Jack Webb was born on this day in 1920 in Santa Monica, California.

Webb began his career as a radio announcer in San Francisco, but very shortly thereafter he was producing and starring in his own radio police-drama series, Dragnet (1949-52). Although he appeared in movies from time to time (in Dark City, 1950, he was a giddy, pencil-necked jazz fiend named "Augie"), Webb was a bona fide law enforcement groupie, and he made Dragnet his life's franchise, debuting it on television in 1952.

As the laconic "Sgt. Joe Friday" Webb wore gray suits with white shirts and narrow ties, trundling (almost marching) down the corridors of the L.A.P.D., his arms stiff at his sides. "Casual clothes" meant a white shirt with the top button open, revealing a white crewneck T-shirt underneath, and "being casual" meant listening to the hi-fi and grilling steaks at his spartan bachelor flat. Friday did not give the impression of being a master of detection or psychological gamesmanship, as Peter Falk would be as "Columbo"; rather, Joe Friday was an average Joe, pursuing "just the facts" without distraction, getting the job done. He's so square, he's cool.
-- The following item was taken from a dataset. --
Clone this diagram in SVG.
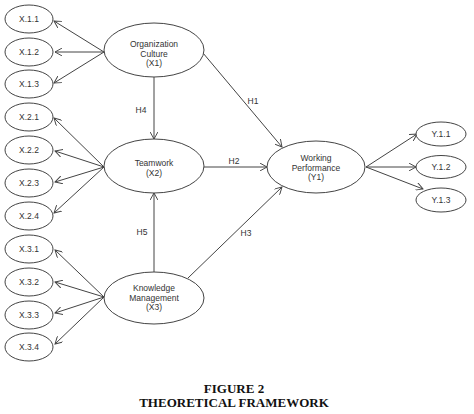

During the first incarnation of the TV series, Ben Alexander played Friday's main partner, "Officer Frank Smith" (1953-59); after 8 years on hiatus, Webb revived the series in what became its better remembered version (1967-70), co-starring Harry Morgan as his quirky partner "Bill Gannon." Webb also produced Emergency (1972-77), a series about Los Angeles paramedics (co-starring his ex-wife Julie London and her husband Bobby Troup) and Adam-12 (1968-75), a show about L.A. patrol cops (with Martin Milner and Kent McCord).

Webb passed away on December 23, 1982 in West Hollywood.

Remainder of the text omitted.